WRITTEN INSTRUCTION:
Pull out exactly the lines from the line containing "Reproduce this diagram with TikZ." to the line containing "(986,0) -- (986,745);", both lines included, with pictures removed from the copy.

PROVIDED ENTRIES:
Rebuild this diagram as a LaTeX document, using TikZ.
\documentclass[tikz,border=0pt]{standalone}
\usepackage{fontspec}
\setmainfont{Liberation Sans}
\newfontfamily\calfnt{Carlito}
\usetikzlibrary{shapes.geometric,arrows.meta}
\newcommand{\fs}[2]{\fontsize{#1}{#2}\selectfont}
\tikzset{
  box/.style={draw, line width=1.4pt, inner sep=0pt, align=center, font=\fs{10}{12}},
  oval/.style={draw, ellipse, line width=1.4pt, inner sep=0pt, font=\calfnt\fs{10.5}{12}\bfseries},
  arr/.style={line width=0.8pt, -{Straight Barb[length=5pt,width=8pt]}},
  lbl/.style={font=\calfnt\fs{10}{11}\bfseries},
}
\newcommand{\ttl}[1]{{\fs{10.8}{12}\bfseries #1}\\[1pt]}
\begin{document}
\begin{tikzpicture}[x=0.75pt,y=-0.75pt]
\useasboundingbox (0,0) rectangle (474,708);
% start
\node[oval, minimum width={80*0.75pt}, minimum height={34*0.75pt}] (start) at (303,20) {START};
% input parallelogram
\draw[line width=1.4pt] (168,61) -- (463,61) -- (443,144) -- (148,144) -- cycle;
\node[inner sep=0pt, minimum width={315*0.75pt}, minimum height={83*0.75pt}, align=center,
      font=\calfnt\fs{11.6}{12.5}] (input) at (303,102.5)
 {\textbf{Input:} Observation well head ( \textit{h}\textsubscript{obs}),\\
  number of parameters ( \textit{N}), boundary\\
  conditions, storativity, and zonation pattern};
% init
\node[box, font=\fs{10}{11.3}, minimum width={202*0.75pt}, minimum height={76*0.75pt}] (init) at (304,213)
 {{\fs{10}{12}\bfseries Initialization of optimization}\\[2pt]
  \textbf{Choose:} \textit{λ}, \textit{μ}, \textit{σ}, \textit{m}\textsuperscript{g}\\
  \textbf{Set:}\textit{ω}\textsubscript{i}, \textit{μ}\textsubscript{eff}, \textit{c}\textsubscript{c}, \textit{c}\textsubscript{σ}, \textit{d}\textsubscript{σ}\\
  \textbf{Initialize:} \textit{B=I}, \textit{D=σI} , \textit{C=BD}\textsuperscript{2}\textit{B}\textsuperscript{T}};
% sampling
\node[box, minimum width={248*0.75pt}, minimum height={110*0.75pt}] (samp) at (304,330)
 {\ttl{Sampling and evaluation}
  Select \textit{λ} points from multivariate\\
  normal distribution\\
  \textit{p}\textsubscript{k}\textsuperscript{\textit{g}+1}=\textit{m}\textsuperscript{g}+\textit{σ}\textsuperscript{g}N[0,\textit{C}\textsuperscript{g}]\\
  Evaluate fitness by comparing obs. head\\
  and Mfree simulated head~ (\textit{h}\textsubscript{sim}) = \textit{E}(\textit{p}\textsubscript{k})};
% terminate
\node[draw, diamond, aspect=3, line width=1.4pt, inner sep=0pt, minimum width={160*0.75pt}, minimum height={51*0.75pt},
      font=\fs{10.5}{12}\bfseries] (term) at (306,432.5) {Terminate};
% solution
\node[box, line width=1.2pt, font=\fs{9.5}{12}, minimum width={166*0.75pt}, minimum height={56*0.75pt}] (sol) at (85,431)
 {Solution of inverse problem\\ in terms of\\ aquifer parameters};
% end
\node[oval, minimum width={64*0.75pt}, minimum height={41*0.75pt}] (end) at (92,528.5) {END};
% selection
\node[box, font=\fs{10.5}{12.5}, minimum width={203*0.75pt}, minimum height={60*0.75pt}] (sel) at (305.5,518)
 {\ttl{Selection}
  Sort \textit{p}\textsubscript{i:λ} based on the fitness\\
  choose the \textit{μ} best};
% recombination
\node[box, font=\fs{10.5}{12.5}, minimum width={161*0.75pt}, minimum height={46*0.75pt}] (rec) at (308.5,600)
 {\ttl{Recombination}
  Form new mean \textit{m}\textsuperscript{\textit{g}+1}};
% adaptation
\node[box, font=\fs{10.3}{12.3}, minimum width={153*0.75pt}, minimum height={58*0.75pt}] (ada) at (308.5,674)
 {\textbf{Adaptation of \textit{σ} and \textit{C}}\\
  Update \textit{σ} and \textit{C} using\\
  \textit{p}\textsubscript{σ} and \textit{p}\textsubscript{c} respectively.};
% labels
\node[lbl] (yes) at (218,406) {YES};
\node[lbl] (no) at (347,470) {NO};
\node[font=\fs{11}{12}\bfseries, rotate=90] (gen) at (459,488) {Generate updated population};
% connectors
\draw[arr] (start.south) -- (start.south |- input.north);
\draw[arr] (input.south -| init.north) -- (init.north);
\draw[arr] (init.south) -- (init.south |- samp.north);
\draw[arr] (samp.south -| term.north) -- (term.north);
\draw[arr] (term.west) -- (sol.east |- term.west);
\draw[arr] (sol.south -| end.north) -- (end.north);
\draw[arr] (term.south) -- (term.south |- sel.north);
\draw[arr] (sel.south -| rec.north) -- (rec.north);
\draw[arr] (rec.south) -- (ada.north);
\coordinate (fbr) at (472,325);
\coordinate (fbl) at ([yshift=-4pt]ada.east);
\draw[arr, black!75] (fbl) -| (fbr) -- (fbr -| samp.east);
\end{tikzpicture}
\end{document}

--

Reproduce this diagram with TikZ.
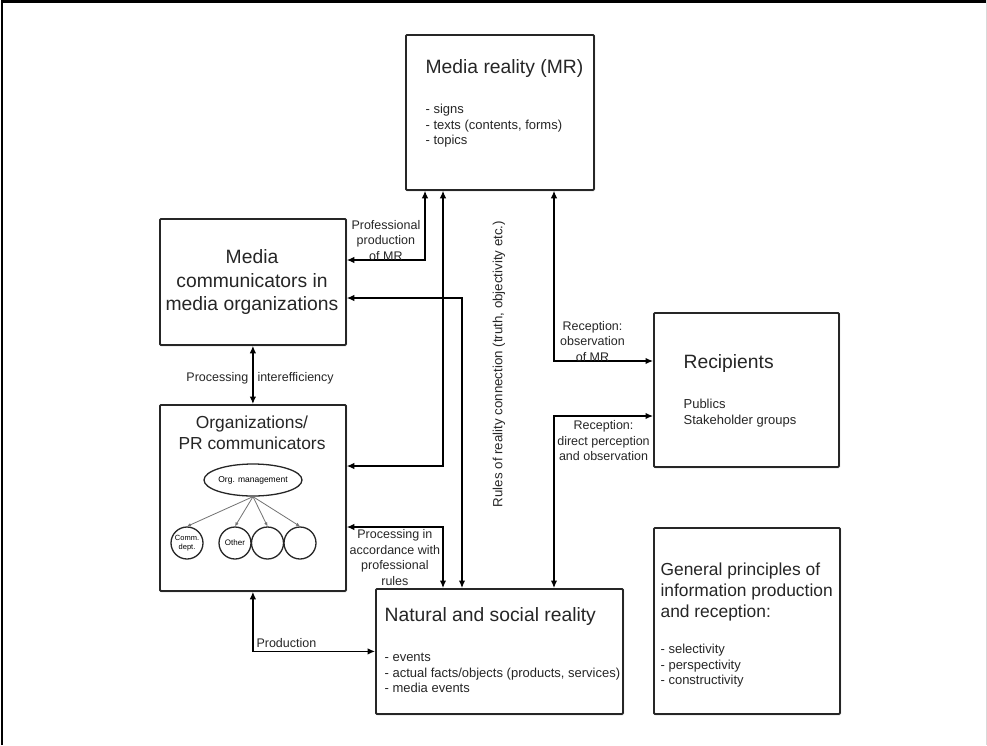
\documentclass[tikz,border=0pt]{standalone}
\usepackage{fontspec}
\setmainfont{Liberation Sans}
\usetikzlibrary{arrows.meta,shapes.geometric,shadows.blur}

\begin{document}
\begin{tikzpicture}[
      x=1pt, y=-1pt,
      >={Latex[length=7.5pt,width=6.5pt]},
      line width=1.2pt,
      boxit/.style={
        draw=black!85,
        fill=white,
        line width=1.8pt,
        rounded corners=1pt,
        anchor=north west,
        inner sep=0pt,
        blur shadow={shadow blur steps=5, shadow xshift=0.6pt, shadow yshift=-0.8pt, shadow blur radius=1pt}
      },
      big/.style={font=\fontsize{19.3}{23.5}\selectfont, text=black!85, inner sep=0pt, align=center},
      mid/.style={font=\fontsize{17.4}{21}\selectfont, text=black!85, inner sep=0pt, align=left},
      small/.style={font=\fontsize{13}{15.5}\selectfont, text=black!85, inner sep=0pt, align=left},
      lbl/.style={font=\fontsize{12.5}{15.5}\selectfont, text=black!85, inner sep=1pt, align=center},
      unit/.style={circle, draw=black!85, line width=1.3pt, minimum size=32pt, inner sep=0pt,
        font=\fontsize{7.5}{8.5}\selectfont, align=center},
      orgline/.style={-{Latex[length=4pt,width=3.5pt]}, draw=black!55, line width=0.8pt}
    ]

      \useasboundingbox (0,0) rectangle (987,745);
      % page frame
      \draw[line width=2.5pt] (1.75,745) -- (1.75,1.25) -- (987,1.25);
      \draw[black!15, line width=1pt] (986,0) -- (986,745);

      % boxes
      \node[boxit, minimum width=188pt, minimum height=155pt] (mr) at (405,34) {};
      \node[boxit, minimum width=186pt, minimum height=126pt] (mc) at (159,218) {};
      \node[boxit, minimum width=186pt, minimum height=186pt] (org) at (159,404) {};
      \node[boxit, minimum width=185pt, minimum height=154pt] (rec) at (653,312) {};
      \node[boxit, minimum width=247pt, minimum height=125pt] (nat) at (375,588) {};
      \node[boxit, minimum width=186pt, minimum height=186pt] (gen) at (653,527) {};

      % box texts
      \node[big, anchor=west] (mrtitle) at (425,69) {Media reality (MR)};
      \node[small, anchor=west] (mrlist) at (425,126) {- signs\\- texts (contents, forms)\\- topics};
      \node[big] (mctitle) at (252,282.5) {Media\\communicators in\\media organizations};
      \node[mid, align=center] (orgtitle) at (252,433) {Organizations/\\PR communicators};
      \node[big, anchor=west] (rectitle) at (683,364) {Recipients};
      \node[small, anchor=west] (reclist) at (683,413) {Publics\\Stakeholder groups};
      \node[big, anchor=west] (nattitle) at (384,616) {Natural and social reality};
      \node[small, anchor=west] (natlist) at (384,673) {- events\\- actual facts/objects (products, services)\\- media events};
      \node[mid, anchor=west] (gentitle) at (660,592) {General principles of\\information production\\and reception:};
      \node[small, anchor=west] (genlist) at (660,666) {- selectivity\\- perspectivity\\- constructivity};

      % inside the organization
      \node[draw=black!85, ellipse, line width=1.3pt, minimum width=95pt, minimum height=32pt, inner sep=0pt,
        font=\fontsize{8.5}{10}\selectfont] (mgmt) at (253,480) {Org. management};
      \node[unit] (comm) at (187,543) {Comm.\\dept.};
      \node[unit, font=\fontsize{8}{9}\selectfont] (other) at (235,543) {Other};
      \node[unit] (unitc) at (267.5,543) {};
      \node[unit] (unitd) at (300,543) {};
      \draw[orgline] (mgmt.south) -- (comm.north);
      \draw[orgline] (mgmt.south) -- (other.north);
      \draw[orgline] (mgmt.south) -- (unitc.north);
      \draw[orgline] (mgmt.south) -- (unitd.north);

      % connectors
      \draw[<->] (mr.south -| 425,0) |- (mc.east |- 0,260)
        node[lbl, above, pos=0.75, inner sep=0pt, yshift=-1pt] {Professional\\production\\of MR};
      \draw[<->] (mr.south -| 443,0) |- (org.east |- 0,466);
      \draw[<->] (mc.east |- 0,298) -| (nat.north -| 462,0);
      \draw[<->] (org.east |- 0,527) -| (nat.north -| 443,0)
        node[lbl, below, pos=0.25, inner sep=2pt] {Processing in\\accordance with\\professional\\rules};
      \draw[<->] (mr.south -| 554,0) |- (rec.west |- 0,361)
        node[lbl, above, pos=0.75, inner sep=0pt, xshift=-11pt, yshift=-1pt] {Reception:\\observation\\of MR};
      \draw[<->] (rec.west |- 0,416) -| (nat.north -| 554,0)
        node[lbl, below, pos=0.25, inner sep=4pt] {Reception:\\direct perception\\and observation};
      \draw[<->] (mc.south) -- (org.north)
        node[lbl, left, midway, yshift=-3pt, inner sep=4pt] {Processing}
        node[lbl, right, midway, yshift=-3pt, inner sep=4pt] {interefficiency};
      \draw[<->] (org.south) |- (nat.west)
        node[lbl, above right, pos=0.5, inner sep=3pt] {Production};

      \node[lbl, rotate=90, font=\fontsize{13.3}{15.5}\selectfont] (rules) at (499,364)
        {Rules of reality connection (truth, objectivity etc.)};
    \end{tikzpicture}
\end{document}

FINISHED ANSWER:
Reproduce this diagram with TikZ.
\documentclass[tikz,border=0pt]{standalone}
\usepackage{fontspec}
\setmainfont{Liberation Sans}
\usetikzlibrary{arrows.meta,shapes.geometric,shadows.blur}

\begin{document}
\begin{tikzpicture}[
      x=1pt, y=-1pt,
      >={Latex[length=7.5pt,width=6.5pt]},
      line width=1.2pt,
      boxit/.style={
        draw=black!85,
        fill=white,
        line width=1.8pt,
        rounded corners=1pt,
        anchor=north west,
        inner sep=0pt,
        blur shadow={shadow blur steps=5, shadow xshift=0.6pt, shadow yshift=-0.8pt, shadow blur radius=1pt}
      },
      big/.style={font=\fontsize{19.3}{23.5}\selectfont, text=black!85, inner sep=0pt, align=center},
      mid/.style={font=\fontsize{17.4}{21}\selectfont, text=black!85, inner sep=0pt, align=left},
      small/.style={font=\fontsize{13}{15.5}\selectfont, text=black!85, inner sep=0pt, align=left},
      lbl/.style={font=\fontsize{12.5}{15.5}\selectfont, text=black!85, inner sep=1pt, align=center},
      unit/.style={circle, draw=black!85, line width=1.3pt, minimum size=32pt, inner sep=0pt,
        font=\fontsize{7.5}{8.5}\selectfont, align=center},
      orgline/.style={-{Latex[length=4pt,width=3.5pt]}, draw=black!55, line width=0.8pt}
    ]

      \useasboundingbox (0,0) rectangle (987,745);
      % page frame
      \draw[line width=2.5pt] (1.75,745) -- (1.75,1.25) -- (987,1.25);
      \draw[black!15, line width=1pt] (986,0) -- (986,745);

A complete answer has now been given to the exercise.